What's the Difference Between a Thin Credit File and a Thick One?
Lenders sometimes talk about a credit file as “thin” or “thick,” a bit of shorthand that has nothing to do with how responsible a borrower is and everything to do with how much history exists to evaluate.
The short answer
A thin credit file has few accounts and a short history, which gives a scoring model and a lender less information to work with. A thick file has more accounts, a longer track record, and generally more data points showing how someone handles credit over time. Neither term is a judgment about creditworthiness on its own — a thin file simply means there’s less evidence available, not that the evidence looks bad.
What makes a file thin or thick
File thickness is mostly a function of how many accounts have reported activity and for how long. Someone just starting out, or someone who has used credit only rarely, tends to have a thin file almost by default — not because of anything they did wrong, but because there hasn’t been much opportunity to build a longer record. Someone who has held several accounts of different types for years, on the other hand, has a thick file simply through the accumulation of ordinary credit activity. This is related to, but distinct from, whether there’s an ideal number of open accounts — thickness is about the volume and history of data, not about hitting a specific count.

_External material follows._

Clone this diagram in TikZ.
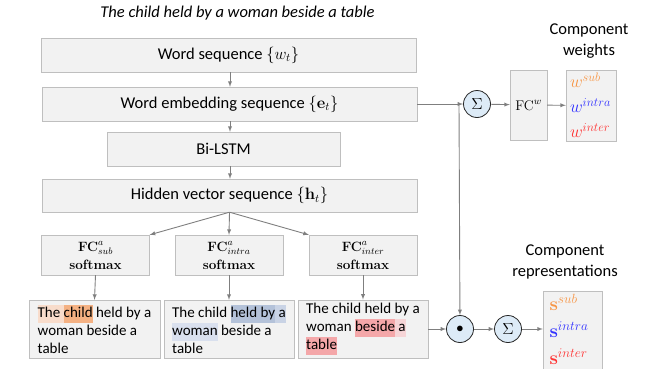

Why thickness affects approval odds
Lenders use a credit file to estimate risk, and a thin file simply provides less to estimate from. This can cut in a few directions:
- Harder to generate a confident score. With little history, a scoring model has fewer data points to work from, which can mean a lower score than the person’s actual habits might otherwise support, or in some cases no score at all.
- More conservative lending decisions. Faced with limited information, a lender may offer smaller credit lines, higher rates, or ask for additional verification, simply to offset the uncertainty a thin file represents.

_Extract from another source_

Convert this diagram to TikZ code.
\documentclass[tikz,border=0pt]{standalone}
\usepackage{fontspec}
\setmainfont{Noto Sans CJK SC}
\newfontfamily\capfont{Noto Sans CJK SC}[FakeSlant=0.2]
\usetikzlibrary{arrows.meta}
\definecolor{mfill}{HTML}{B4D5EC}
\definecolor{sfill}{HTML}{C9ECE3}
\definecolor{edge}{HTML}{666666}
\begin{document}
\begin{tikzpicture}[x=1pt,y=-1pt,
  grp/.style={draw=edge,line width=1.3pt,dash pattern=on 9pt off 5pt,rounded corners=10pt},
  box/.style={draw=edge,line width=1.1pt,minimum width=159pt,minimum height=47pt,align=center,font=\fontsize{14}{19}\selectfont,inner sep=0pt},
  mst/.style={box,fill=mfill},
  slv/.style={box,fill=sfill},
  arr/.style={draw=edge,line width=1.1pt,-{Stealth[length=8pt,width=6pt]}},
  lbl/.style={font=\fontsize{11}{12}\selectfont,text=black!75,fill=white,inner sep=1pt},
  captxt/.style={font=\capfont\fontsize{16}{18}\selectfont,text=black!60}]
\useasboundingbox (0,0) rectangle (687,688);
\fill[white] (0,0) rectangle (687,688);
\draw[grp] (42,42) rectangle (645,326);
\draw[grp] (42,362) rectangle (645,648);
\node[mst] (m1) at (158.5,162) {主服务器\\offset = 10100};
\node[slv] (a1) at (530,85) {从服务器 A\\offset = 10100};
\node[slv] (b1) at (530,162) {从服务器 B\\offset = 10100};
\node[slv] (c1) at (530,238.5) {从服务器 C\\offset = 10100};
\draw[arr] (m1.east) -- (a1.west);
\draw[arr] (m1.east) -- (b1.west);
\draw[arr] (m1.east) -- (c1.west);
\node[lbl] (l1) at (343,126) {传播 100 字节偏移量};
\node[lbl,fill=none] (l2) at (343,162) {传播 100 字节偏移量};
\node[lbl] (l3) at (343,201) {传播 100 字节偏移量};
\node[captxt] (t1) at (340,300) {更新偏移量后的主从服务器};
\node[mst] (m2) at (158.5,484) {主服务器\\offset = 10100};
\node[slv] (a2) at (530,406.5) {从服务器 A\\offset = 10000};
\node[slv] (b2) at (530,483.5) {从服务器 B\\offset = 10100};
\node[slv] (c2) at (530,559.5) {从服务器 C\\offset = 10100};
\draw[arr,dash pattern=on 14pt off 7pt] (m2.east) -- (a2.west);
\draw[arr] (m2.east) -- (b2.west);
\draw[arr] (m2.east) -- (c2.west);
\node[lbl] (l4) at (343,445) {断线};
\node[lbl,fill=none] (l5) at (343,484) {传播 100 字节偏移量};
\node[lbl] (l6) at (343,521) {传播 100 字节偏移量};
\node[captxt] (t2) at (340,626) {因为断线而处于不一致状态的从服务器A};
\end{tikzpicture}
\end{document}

- Slower score growth from new activity. In a thin file, a single new account or a single late payment can move the needle more than it would in a thick file, since there’s less established history to balance it out.
Why a thick file isn’t automatically a good file
More history isn’t inherently better if that history includes missed payments or high balances. A thick file with a rocky payment record can look worse to a lender than a thin file with a short but clean one. Thickness describes the amount of data available, not its quality — the two matter together, not as substitutes for each other.
How a thin file tends to build up over time
A thin file naturally thickens as accounts age and stay in good standing, which is part of why tools like a credit builder loan or a secured card are often used as a way to start establishing credit from scratch — they create reportable activity where there wasn’t much before. There’s no shortcut around time itself; thickness accumulates gradually as more months of history are added to the file.
The bottom line
Thin and thick describe how much evidence a credit file contains, not how trustworthy the person behind it is. A thin file just needs time and consistent activity to thicken, while a thick file’s real value comes from what that history actually shows, not from its size alone.